By Craig, Chiang Mai (1st June 2017)

Interesting to read the part about setting a 30 minute 'test' and observing the attitude of the applicant.

Earlier this year I had an interview at one of Thailand's most prestigious schools (in most top 5s). The panel interview went fairly well, as did the demo lesson. However, after this (I had been there for almost 2 hours at this point) they asked me to write some lesson plans and gave me a text book at the Pre-Intermediate level. The woman gave me about twenty blanks sheets and basically told me to start 'from the beginning'. I asked 'How many do I need to write?" She just said "Do all." They then left the room.

I started and nobody came for about an hour. Then one of the bosses came in and asked "You ok?"

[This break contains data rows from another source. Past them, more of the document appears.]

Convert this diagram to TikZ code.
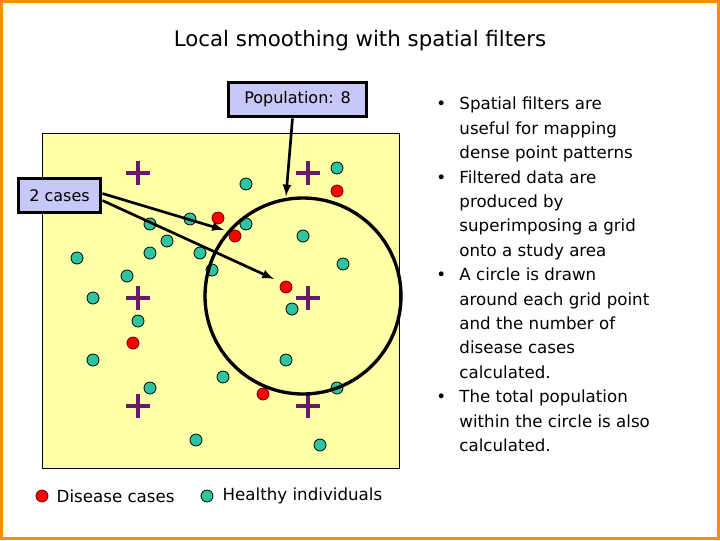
\documentclass[tikz,border=0pt]{standalone}
\usepackage{fontspec}
\setmainfont{DejaVu Sans}
\definecolor{gfill}{HTML}{2EC4A0}
\definecolor{yfill}{HTML}{FFFF99}
\definecolor{bfill}{HTML}{C8C8F8}
\definecolor{pl}{HTML}{6B1A6B}
\begin{document}
\begin{tikzpicture}[x=0.75pt,y=-0.75pt,
  gdot/.style={circle,draw=black,fill=gfill,inner sep=0pt,minimum size=9pt,line width=0.6pt},
  rdot/.style={circle,draw=black!60!red,fill=red,inner sep=0pt,minimum size=9pt,line width=0.6pt},
  lbox/.style={draw=black,line width=2.4pt,fill=bfill,inner sep=3pt,minimum height=26pt,font=\fontsize{12}{13}\selectfont},
  arr/.style={-latex,line width=2pt},
  btxt/.style={anchor=north west,align=left,font=\fontsize{12.5}{18.3}\selectfont,inner sep=0pt}]
\fill[orange!90!yellow] (0,0) rectangle (720,540);
\fill[white] (3,3) rectangle (717,537);
\node (title) at (360,41) {\fontsize{16}{18}\selectfont Local smoothing with spatial filters};
\draw[fill=yfill!85!white,line width=0.6pt] (42,133) rectangle (399,468);
% plus marks
\foreach \x/\y [count=\i] in {138/173,308/173,138/298,308/298,138/406,308/406}{
  \coordinate (p\i) at (\x,\y);
  \draw[pl,line width=3pt] (\x-12,\y) -- (\x+12,\y) (\x,\y-12) -- (\x,\y+12);}
% green dots
\foreach \x/\y [count=\i] in {337/168,246/184,190/219,150/224,246/224,167/241,150/253,77/258,200/253,212/270,303/236,343/264,127/276,93/298,292/309,138/321,93/360,286/360,223/377,150/388,337/388,196/440,320/445}
  \node[gdot] (g\i) at (\x,\y) {};
\foreach \x/\y [count=\i] in {337/191,218/218,235/236,286/287,133/343,263/394}
  \node[rdot] (r\i) at (\x,\y) {};
\node[circle,draw=black,line width=2.5pt,minimum size=147pt,inner sep=0pt] (circ) at (303,296) {};
\node[lbox,minimum width=104pt] (pop) at (297.5,99.5) {Population: 8};
\node[lbox,minimum width=62pt] (cases) at (59.5,195.5) {2 cases};
\coordinate (c1) at (224,230);
\coordinate (c2) at (274,279);
\draw[arr] (pop.south) ++(-5,0) coordinate (ps) -- (circ.north -| 286,0) ;
\draw[arr] (cases.east) ++(0,-2) -- (c1);
\draw[arr] (cases.east) ++(0,5) -- (c2);
\node[rdot] (lr) at (42,496) {};
\node[anchor=west,font=\fontsize{12.5}{14}\selectfont] (lrt) at (52,496) {Disease cases};
\node[gdot] (lg) at (207,496) {};
\node[anchor=west,font=\fontsize{12.5}{14}\selectfont] (lgt) at (218,496) {Healthy individuals};
\node[btxt] (b) at (436,97) {%
\textbullet\hspace{0.8em}Spatial filters are\\
\hphantom{\textbullet\hspace{0.8em}}useful for mapping\\
\hphantom{\textbullet\hspace{0.8em}}dense point patterns\\
\textbullet\hspace{0.8em}Filtered data are\\
\hphantom{\textbullet\hspace{0.8em}}produced by\\
\hphantom{\textbullet\hspace{0.8em}}superimposing a grid\\
\hphantom{\textbullet\hspace{0.8em}}onto a study area\\
\textbullet\hspace{0.8em}A circle is drawn\\
\hphantom{\textbullet\hspace{0.8em}}around each grid point\\
\hphantom{\textbullet\hspace{0.8em}}and the number of\\
\hphantom{\textbullet\hspace{0.8em}}disease cases\\
\hphantom{\textbullet\hspace{0.8em}}calculated.\\
\textbullet\hspace{0.8em}The total population\\
\hphantom{\textbullet\hspace{0.8em}}within the circle is also\\
\hphantom{\textbullet\hspace{0.8em}}calculated.};
\end{tikzpicture}
\end{document}
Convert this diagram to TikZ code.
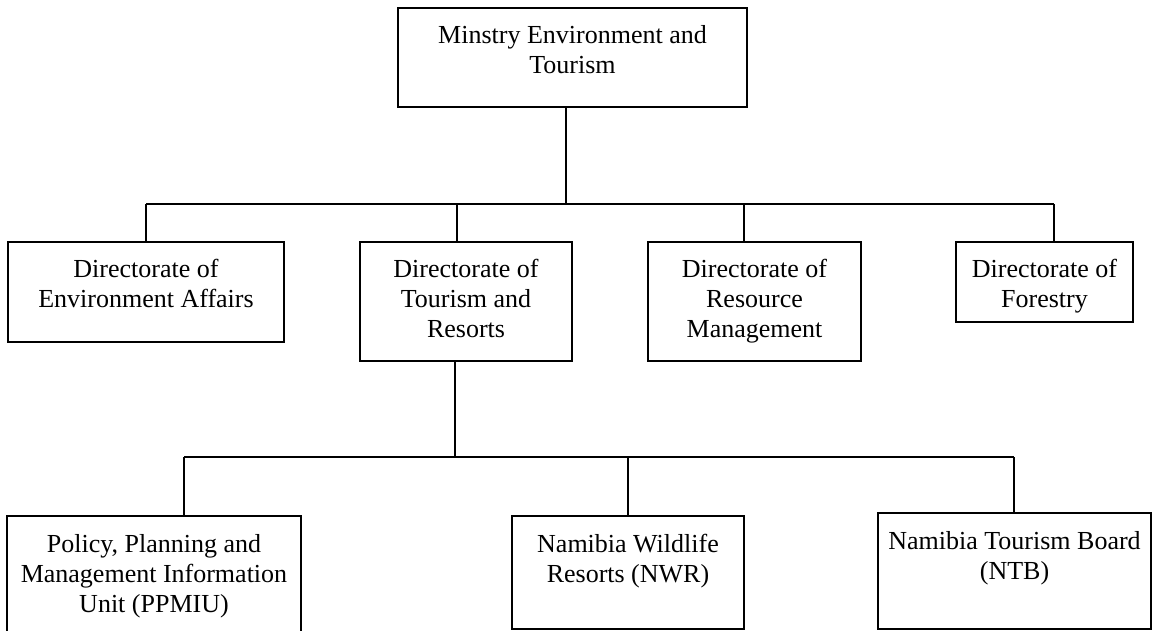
\documentclass[tikz,border=0pt]{standalone}
\usepackage{fontspec}
\setmainfont{Liberation Serif}
\newcommand\bxtext[3]{\parbox[t][#2][t]{#1}{\centering\rule{0pt}{36pt}#3}}
\tikzset{
  orgbox/.style={draw, line width=2.2pt, inner sep=0pt, outer sep=0pt, anchor=north west,
                 font=\fontsize{26}{30}\selectfont},
  thinlink/.style={line width=1.3pt},
  thicklink/.style={line width=2.4pt}
}
\begin{document}
\begin{tikzpicture}[x=1pt,y=-1pt]
\useasboundingbox (0,0) rectangle (1152,631);
\fill[white] (0,0) rectangle (1152,631);
% boxes
\node[orgbox] (top) at (398,8) {\bxtext{349pt}{99pt}{Minstry Environment and\\Tourism}};
\node[orgbox] (ea) at (8,242) {\bxtext{276pt}{100pt}{Directorate of\\Environment Affairs}};
\node[orgbox] (tr) at (360,242) {\bxtext{212pt}{119pt}{Directorate of\\Tourism and\\Resorts}};
\node[orgbox] (rm) at (648,242) {\bxtext{213pt}{119pt}{Directorate of\\Resource\\Management}};
\node[orgbox] (fo) at (956,242) {\bxtext{177pt}{80pt}{Directorate of\\Forestry}};
\node[orgbox] (pp) at (7,516) {\bxtext{294pt}{130pt}{Policy, Planning and\\Management Information\\Unit (PPMIU)}};
\node[orgbox] (nwr) at (512,516) {\bxtext{232pt}{113pt}{Namibia Wildlife\\Resorts (NWR)}};
\node[orgbox] (ntb) at (878,513) {\bxtext{273pt}{116pt}{Namibia Tourism Board\\(NTB)}};
% junction coordinates
\coordinate (j0) at (566,204);
\coordinate (b1) at (146,204);
\coordinate (b2) at (457,204);
\coordinate (b3) at (744,204);
\coordinate (b4) at (1054,204);
\coordinate (k0) at (455,457);
\coordinate (c1) at (184,457);
\coordinate (c2) at (628,457);
\coordinate (c3) at (1014,457);
% connectors
\draw[thicklink] (top.south -| j0) -- (j0);
\draw[thinlink] (b1) -- (b4);
\draw[thinlink] (b1) -- (ea.north -| b1);
\draw[thinlink] (b2) -- (tr.north -| b2);
\draw[thinlink] (b3) -- (rm.north -| b3);
\draw[thinlink] (b4) -- (fo.north -| b4);
\draw[thicklink] (tr.south -| k0) -- (k0);
\draw[thinlink] (c1) -- (c3);
\draw[thinlink] (c1) -- (pp.north -| c1);
\draw[thinlink] (c2) -- (nwr.north -| c2);
\draw[thinlink] (c3) -- (ntb.north -| c3);
\end{tikzpicture}
\end{document}
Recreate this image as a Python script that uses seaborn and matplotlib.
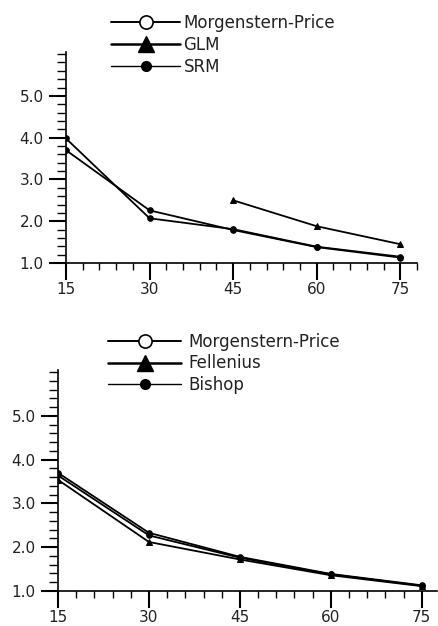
import numpy as np
import pandas as pd
import matplotlib
matplotlib.use("Agg")
import matplotlib.pyplot as plt
from matplotlib.lines import Line2D
from matplotlib.ticker import MultipleLocator, FormatStrFormatter
import seaborn as sns

# ---- data ----
angles = [15, 30, 45, 60, 75]
top_methods = ["Morgenstern-Price", "GLM", "SRM"]
top_mp = [3.98, 2.07, 1.81, 1.39, 1.15]
top_srm = [3.70, 2.26, 1.79, 1.38, 1.13]
top_glm_angles = [45, 60, 75]
top_glm = [2.50, 1.88, 1.45]

bot_methods = ["Morgenstern-Price", "Fellenius", "Bishop"]
bot_mp = [3.64, 2.27, 1.76, 1.38, 1.12]
bot_fel = [3.54, 2.12, 1.72, 1.36, 1.11]
bot_bis = [3.70, 2.33, 1.78, 1.39, 1.13]

y_ticks = [1.0, 2.0, 3.0, 4.0, 5.0]
x_ticks = [15, 30, 45, 60, 75]

sns.set_style("ticks")
plt.rcParams["font.family"] = ["DejaVu Sans"]

top_df = pd.concat([
    pd.DataFrame({"angle": angles, "fs": top_mp, "method": top_methods[0]}),
    pd.DataFrame({"angle": top_glm_angles, "fs": top_glm, "method": top_methods[1]}),
    pd.DataFrame({"angle": angles, "fs": top_srm, "method": top_methods[2]}),
])
bot_df = pd.concat([
    pd.DataFrame({"angle": angles, "fs": bot_mp, "method": bot_methods[0]}),
    pd.DataFrame({"angle": angles, "fs": bot_fel, "method": bot_methods[1]}),
    pd.DataFrame({"angle": angles, "fs": bot_bis, "method": bot_methods[2]}),
])

fig = plt.figure(figsize=(4.38, 6.26), dpi=100)
ax1 = fig.add_axes([66/438, 1 - 263/626, 351/438, 211/626])
ax2 = fig.add_axes([58/438, 1 - 591/626, 379/438, 221/626])


def draw(ax, df, methods, xmax):
    marks = {methods[0]: "o", methods[1]: "^", methods[2]: "o"}
    sns.lineplot(data=df, x="angle", y="fs", style="method", hue="method",
                 palette={m: "black" for m in methods}, markers=marks,
                 dashes=False, markersize=4, linewidth=1.3, ax=ax,
                 legend=False, markeredgecolor="black", markerfacecolor="black")
    ax.set_xlim(15, xmax)
    ax.set_ylim(1.0, 6.05)
    ax.set_xticks(x_ticks)
    ax.set_yticks(y_ticks)
    ax.xaxis.set_minor_locator(MultipleLocator(3))
    ax.yaxis.set_minor_locator(MultipleLocator(0.2))
    ax.yaxis.set_major_formatter(FormatStrFormatter("%.1f"))
    ax.set_xlabel("")
    ax.set_ylabel("")
    for s in ["top", "right"]:
        ax.spines[s].set_visible(False)
    for s in ["left", "bottom"]:
        ax.spines[s].set_linewidth(1.2)
        ax.spines[s].set_color("black")
    ax.tick_params(axis="both", which="major", direction="out", length=12,
                   width=1.5, colors="black", labelsize=11, pad=2,
                   labelcolor="#222222")
    ax.tick_params(axis="both", which="minor", direction="out", length=5,
                   width=1.0, colors="black")
    ax.tick_params(axis="y", which="minor", length=6.5)
    ax.tick_params(axis="y", which="major", pad=4)
    ax.set_facecolor("white")


draw(ax1, top_df, top_methods, 78)
draw(ax2, bot_df, bot_methods, 77.5)


def legend(methods, x_left, y_top, hlen, hpad, lsp):
    handles = [
        Line2D([], [], color="black", lw=1.4, marker="o", markersize=9.5,
               markerfacecolor="white", markeredgecolor="black", markeredgewidth=1.2),
        Line2D([], [], color="black", lw=1.8, marker="^", markersize=11,
               markerfacecolor="black", markeredgecolor="black"),
        Line2D([], [], color="black", lw=1.0, marker="o", markersize=7,
               markerfacecolor="black", markeredgecolor="black"),
    ]
    leg = fig.legend(handles, methods, loc="upper left",
                     bbox_to_anchor=(x_left/438, 1 - y_top/626), frameon=False,
                     fontsize=12, handlelength=hlen, handletextpad=hpad,
                     labelspacing=lsp, borderaxespad=0, borderpad=0)
    for t in leg.get_texts():
        t.set_color("#222222")


legend(top_methods, 111, 14, 4.15, 0.2, 0.24)
legend(bot_methods, 108, 333, 4.4, 0.45, 0.2)

fig.savefig("out.png", dpi=100, facecolor="white")
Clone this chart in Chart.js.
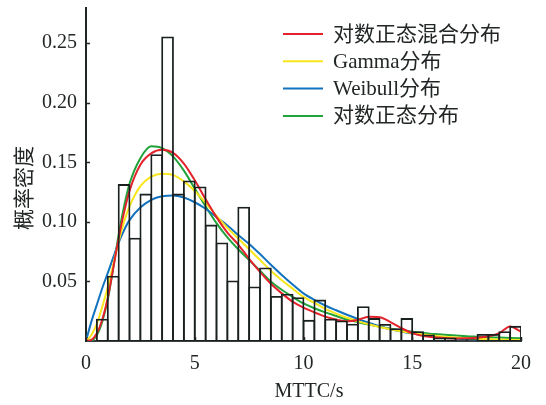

My reply was to ask again, "Do I need to complete 20 lesson plans right now?" The reply was "Yes, please." I laughed and said "This will take me all night." I had done about 4 plans in an hour and on seeing my rather perplexed look, the woman said "Ok, you can go now. We will be in touch."

I didn't get the job. I just wonder if they would've kept me there until midnight!

By Jim, Bangkok (11th January 2017)

Naturally entertaining! Great materials for comic book illustrators.

By Mitch, Manila (25th January 2016)

Entertaining read, while my own experience at low wage language schools is limited and long in the past, I could still relate.

By Jack, In front of my computer (15th January 2016)

I love this

By Mike, Bangkok (14th January 2016)

Keep 'em coming. It's all good stuff!

Makes you wonder if these things happens anywhere outside Thailand to the same extent.
It's hard to imagine that they do.
I've met an extraordinary range of oddball characters during my stay here.

Something that they eat in Thailand gives them Ass Burgers!